3.2.1 Hoofdgebouwen
Voor het bouwen van hoofdgebouwen gelden de volgende regels:
a. hoofdgebouwen mogen uitsluitend worden gebouwd binnen het aangeduide bouwvlak;
b. toegestaan zijn grondgebonden woningen;
c. de goot- en bouwhoogte mogen niet meer bedragen dan ter plaatse van de aanduiding 'maximale goot- en bouwhoogte (m)' is aangegeven;
d. de bebouwingsdiepte van het hoofdgebouw mag niet meer dan 15 m bedragen;
e. de breedte van het hoofdgebouw mag niet meer dan 20 m bedragen;
f. het bebouwingspercentage van het bouwperceel voor hoofdgebouwen, aan –en uitbouwen, bijgebouwen en bouwwerken, geen gebouwen zijnde, welke hoger zijn dan 1 m, gemeten vanaf het aansluitend terrein, mag niet meer dan 65 bedragen;
g. de afstand van de vrijstaande gevel tot de zijdelingse perceelgrens moet minimaal 3 m bedragen.

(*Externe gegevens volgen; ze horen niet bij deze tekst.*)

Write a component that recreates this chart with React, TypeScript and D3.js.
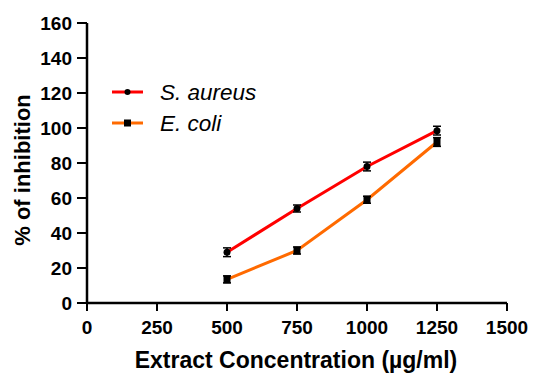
import React from "react";
import * as d3 from "d3";

const concentrations = [500, 750, 1000, 1250];
const aureusValues = [29, 54, 78, 98.5];
const aureusErrors = [2.5, 2, 2.5, 2.5];
const ecoliValues = [13.5, 30, 59, 92];
const ecoliErrors = [2, 2, 2, 2.5];
const xTicks = [0, 250, 500, 750, 1000, 1250, 1500];
const yTicks = [0, 20, 40, 60, 80, 100, 120, 140, 160];

export default function App() {
  const W = 534, H = 375;
  const x = d3.scaleLinear().domain([0, 1500]).range([87, 507]);
  const y = d3.scaleLinear().domain([0, 160]).range([303, 23]);
  const line = d3.line<number>().x((_, i) => x(concentrations[i])).y((d) => y(d));
  const font = "Arial, 'Liberation Sans', sans-serif";
  const series = [
    { name: "S. aureus", vals: aureusValues, errs: aureusErrors, color: "#ff0000", marker: "circle" },
    { name: "E. coli", vals: ecoliValues, errs: ecoliErrors, color: "#ff6a00", marker: "square" },
  ];
  return (
    <svg width={W} height={H} style={{ position: "absolute", left: 0, top: 0 }} fontFamily={font}>
      <rect width={W} height={H} fill="white" />
      <line x1={x(0)} x2={x(0)} y1={y(160)} y2={y(0) + 1} stroke="black" strokeWidth={2.5} />
      <line x1={x(0) - 1} x2={x(1500)} y1={y(0)} y2={y(0)} stroke="black" strokeWidth={2.5} />
      {yTicks.map((t) => (
        <g key={"y" + t}>
          <line x1={x(0) - 10} x2={x(0)} y1={y(t)} y2={y(t)} stroke="black" strokeWidth={2} />
          <text x={x(0) - 15} y={y(t)} dy="0.36em" textAnchor="end" fontSize={19} fontWeight="bold">{t}</text>
        </g>
      ))}
      {xTicks.map((t) => (
        <g key={"x" + t}>
          <line x1={x(t)} x2={x(t)} y1={y(0)} y2={y(0) + 8} stroke="black" strokeWidth={2} />
          <text x={x(t)} y={y(0) + 31} textAnchor="middle" fontSize={19} fontWeight="bold">{t}</text>
        </g>
      ))}
      <text x={296} y={368} textAnchor="middle" fontSize={23} fontWeight="bold">Extract Concentration (µg/ml)</text>
      <text transform={`translate(30,170) rotate(-90)`} textAnchor="middle" fontSize={22} fontWeight="bold">% of inhibition</text>
      {series.map((s) => (
        <g key={s.name}>
          <path d={line(s.vals) || ""} fill="none" stroke={s.color} strokeWidth={3} />
          {s.vals.map((v, i) => {
            const cx = x(concentrations[i]);
            return (
              <g key={i}>
                <line x1={cx} x2={cx} y1={y(v + s.errs[i])} y2={y(v - s.errs[i])} stroke="black" strokeWidth={1.5} />
                <line x1={cx - 4} x2={cx + 4} y1={y(v + s.errs[i])} y2={y(v + s.errs[i])} stroke="black" strokeWidth={1.5} />
                <line x1={cx - 4} x2={cx + 4} y1={y(v - s.errs[i])} y2={y(v - s.errs[i])} stroke="black" strokeWidth={1.5} />
                {s.marker === "circle" ? (
                  <circle cx={cx} cy={y(v)} r={3.5} fill="black" />
                ) : (
                  <rect x={cx - 3.5} y={y(v) - 4} width={7} height={8} fill="black" />
                )}
              </g>
            );
          })}
        </g>
      ))}
      {series.map((s, i) => {
        const ly = 92 + i * 31;
        return (
          <g key={"leg" + s.name}>
            <line x1={112} x2={143} y1={ly} y2={ly} stroke={s.color} strokeWidth={3} />
            {s.marker === "circle" ? (
              <circle cx={127.5} cy={ly} r={3} fill="black" />
            ) : (
              <rect x={124} y={ly - 3.5} width={7} height={7} fill="black" />
            )}
            <text x={160} y={ly} dy="0.36em" fontSize={22.5} fontStyle="italic">{s.name}</text>
          </g>
        );
      })}
    </svg>
  );
}
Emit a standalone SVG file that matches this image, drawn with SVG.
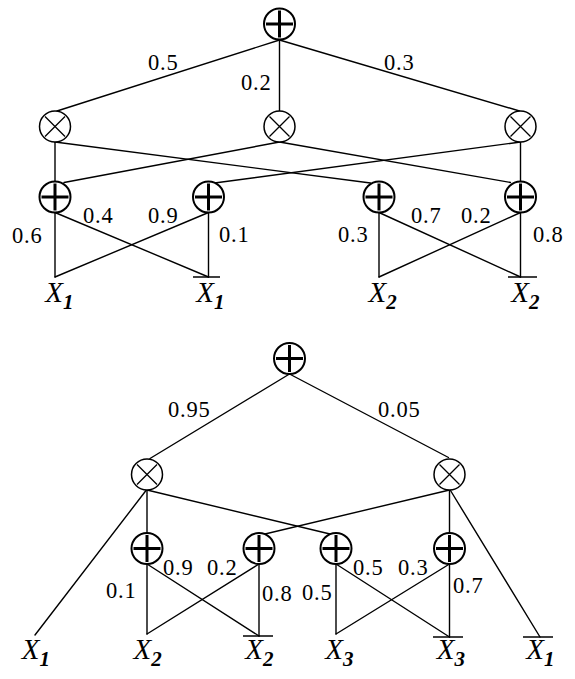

3.2.2 Aan- en uitbouwen en bijgebouwen
Voor het bouwen van aan- en uitbouwen en bijgebouwen gelden de volgende regels:
a. aan- en uitbouwen en bijgebouwen zijn uitsluitend ter plaatse van de aanduiding 'specifieke bouwaanduiding - bijgebouw' toegestaan en dienen tenminste 3 m achter de voorgevel van het hoofdgebouw - of het verlengde daarvan - te worden gebouwd;
b. in hoeksituaties dienen aan- en uitbouwen en bijgebouwen, aan de perceelszijde van het hoofdgebouw die direct grenst aan de weg, op een afstand van tenminste 3 m achter de voorgevel van het hoofdgebouw - of het verlengde daarvan - te worden gebouwd;
c. de gezamenlijke oppervlakte van aan- en uitbouwen en bijgebouwen mag niet meer bedragen dan 100 m², met dien verstande dat het maximum bebouwingspercentage als bedoeld in lid 3.2.1 sub f niet mag worden overschreden;
d. de goothoogte van aan- en uitbouwen en bijgebouwen mag maximaal 3,3 m bedragen en de bouwhoogte mag maximaal 6 m bedragen;
e. de bouwhoogte van aan- en uitbouwen en bijgebouwen met een plat dak mag niet meer dan 3,3 m bedragen;
f. in afwijking van het bepaalde onder a t/m d van dit lid, mogen aan een hoofdgebouw erkers, luifels en dergelijke worden aangebouwd, met een diepte van maximaal 1,5 m, een oppervlakte van maximaal 6 m² en een hoogte van maximaal 0,25 m boven de vloer van de eerste verdieping.
3.2.3 Bouwwerken, geen gebouw zijnde
Voor het bouwen van bouwwerken, geen gebouwen zijnde, gelden de volgende regels:
a. erf en terreinafscheidingen hoger dan 1 m alsmede overkappingen dienen tenminste 1 m achter de voorgevel van het hoofdgebouw - of in het verlengde daarvan - te worden gebouwd;
b. in hoeksituaties dienen erf - en terreinafscheidingen hoger dan 1 m alsmede overkappingen, aan de perceelszijde van het hoofdgebouw die direct grenst aan de weg, op een afstand van tenminste 3 m achter de voorgevel van het hoofdgebouw - of het verlengde daarvan - te worden gebouwd;
c. de bouwhoogte van andere bouwwerken mag maximaal 3 m bedragen, met uitzondering van:
- vlaggenmasten, waarvan de hoogte maximaal 5 m mag bedragen;
- speeltoestellen, waarvan de hoogte maximaal 3,5 m mag bedragen;
- erf- en terreinafscheidingen, waarvan de hoogte maximaal 2 m mag bedragen;
d. het hiervoor in 3.2.1 onder f aangegeven bebouwingspercentage mag tengevolge van het oprichten van andere bouwwerken welke hoger zijn dan 1 meter, gemeten vanaf het aansluitend terrein, niet worden overschreden.